16th President of Rollins College
- Incumbent
- Assumed office July 2025
- Preceded by: Grant Cornwell

Personal details
- Born: Kentucky, U.S.
- Education: Indiana University Bloomington (MA, PhD) Georgetown College (BA)
- Website: Office of the President

= Brooke Barnett =

American educator

Brooke Barnett is an American educator and academic. Since 2025 she has served as the 16th president of Rollins College in Winter Park, Florida. She previously worked at Butler University and Elon University.

==Career==
In July 2025 she assumed the role of the 16th president of Rollins College in Winter Park, Florida, following her role as Butler University's Provost and Executive Vice President for Academic Affairs. Previously, she served as the Dean of the College of Communication at Butler and has held numerous faculty and administrative roles at Elon University.
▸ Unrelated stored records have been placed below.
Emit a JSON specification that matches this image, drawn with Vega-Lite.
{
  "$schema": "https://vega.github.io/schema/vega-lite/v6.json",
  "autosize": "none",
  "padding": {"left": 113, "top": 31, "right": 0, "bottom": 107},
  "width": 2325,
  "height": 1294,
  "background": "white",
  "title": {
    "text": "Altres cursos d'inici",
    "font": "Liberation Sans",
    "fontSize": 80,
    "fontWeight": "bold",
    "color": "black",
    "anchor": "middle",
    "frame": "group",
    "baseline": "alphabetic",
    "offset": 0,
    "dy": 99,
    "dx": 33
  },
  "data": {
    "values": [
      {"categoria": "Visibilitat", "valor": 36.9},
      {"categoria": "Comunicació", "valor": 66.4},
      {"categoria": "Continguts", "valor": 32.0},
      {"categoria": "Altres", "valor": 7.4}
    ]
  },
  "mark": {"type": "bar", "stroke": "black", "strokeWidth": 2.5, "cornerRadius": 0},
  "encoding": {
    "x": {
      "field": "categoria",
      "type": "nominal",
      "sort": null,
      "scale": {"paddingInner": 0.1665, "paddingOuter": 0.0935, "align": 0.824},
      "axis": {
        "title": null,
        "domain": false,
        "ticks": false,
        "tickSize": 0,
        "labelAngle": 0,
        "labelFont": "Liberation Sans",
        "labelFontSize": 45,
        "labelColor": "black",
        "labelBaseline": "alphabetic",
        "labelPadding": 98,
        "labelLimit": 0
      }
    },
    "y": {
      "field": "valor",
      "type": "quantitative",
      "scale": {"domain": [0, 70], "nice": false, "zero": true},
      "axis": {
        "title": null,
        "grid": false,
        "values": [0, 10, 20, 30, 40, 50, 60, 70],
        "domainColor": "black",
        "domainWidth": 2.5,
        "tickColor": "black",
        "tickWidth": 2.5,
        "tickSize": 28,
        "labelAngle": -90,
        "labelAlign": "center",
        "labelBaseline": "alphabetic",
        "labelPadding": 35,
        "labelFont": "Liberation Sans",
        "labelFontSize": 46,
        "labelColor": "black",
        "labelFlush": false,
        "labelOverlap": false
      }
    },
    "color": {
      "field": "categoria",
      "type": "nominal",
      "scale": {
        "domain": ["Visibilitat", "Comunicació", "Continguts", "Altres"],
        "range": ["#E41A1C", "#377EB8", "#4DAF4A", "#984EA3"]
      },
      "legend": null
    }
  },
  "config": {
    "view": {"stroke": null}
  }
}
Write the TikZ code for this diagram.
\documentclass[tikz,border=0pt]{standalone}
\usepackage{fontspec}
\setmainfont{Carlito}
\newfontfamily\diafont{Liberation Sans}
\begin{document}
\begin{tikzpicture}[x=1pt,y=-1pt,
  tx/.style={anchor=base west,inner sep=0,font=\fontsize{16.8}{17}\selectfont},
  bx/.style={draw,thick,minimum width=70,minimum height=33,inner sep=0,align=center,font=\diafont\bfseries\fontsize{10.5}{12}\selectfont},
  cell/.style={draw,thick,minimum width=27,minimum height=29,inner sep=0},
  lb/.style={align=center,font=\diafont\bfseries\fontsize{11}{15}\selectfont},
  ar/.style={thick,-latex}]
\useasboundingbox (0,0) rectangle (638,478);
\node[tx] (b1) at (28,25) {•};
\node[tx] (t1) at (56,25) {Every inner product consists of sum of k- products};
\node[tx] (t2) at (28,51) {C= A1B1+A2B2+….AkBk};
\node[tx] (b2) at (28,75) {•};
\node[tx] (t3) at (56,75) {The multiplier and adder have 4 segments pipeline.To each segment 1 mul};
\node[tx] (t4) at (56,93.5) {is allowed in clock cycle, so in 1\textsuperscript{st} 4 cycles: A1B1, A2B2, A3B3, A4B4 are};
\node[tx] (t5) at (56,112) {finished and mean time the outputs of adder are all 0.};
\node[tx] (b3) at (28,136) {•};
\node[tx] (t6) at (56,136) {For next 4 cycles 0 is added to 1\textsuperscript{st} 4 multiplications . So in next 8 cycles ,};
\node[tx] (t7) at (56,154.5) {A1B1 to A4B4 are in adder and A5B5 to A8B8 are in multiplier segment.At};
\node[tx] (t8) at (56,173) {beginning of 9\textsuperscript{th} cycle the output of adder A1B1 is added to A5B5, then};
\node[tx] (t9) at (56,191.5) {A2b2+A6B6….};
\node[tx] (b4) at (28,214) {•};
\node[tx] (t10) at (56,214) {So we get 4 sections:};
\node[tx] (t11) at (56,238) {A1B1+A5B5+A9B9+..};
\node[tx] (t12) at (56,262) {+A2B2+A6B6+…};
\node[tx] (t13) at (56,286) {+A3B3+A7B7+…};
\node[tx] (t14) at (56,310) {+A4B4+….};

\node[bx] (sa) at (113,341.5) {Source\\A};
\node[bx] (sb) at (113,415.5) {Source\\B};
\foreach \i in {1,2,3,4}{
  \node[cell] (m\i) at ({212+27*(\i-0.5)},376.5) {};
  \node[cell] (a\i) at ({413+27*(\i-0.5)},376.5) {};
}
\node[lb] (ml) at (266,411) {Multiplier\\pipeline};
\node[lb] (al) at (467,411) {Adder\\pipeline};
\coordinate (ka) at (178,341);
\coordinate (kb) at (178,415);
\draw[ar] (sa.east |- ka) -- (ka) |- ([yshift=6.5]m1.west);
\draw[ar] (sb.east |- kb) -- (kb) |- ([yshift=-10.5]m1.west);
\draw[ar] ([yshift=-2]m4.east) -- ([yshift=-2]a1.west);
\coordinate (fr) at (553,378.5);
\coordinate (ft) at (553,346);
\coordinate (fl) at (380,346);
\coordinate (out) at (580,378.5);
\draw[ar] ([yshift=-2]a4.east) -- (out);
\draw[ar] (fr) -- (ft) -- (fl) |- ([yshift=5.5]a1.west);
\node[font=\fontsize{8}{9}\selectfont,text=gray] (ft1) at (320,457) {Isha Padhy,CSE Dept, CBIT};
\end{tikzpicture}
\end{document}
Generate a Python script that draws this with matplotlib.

She has been a Board member for Higher Education Resource Services (HERS) since 2023, was a board member for the American Association of Colleges and Universities from 2018 to 2022, and is a member of Arthur Page Society.

==Scholarship==
Barnett's scholarship and teaching are in the areas of communication and higher education. She has authored numerous books, journal articles and monographs, including:

- "Intersectionality in Action: A Guide for Faculty and Campus Leaders for Creating Inclusive Classrooms and Institutions" (2016)
- Barnett, Brooke (2011). "An Introduction to Visual Theory and Practice in the Digital Age"
- Barnett, Brooke (2009). "Terrorism and the Press: An Uneasy Relationship"
- Barnett, Brooke (2005). "The war on terror and the wars in Iraq"
- "Communication and Law: Multidisciplinary Approaches to Research" (2006)
- Barnett, Brooke (2003). "Guilty and Threatening: Visual Bias in Television News Crime Stories"

==Education==
Barnett received her Ph.D. in Mass Communication in 2001 and her M.A. in Journalism in 1995 from Indiana University Bloomington. In 1993 she received her B.A. in English and Communications Studies from Georgetown College. Barnett also attended Harvard Graduate School of Education, Institute for Educational Management program in 2016. She received a Management certificate from Cornell University School of Industrial and Labor Relations in 2013, attended the Higher Education Leadership Institute in 2011, and the Scripps Howard Leadership Academy in 2009.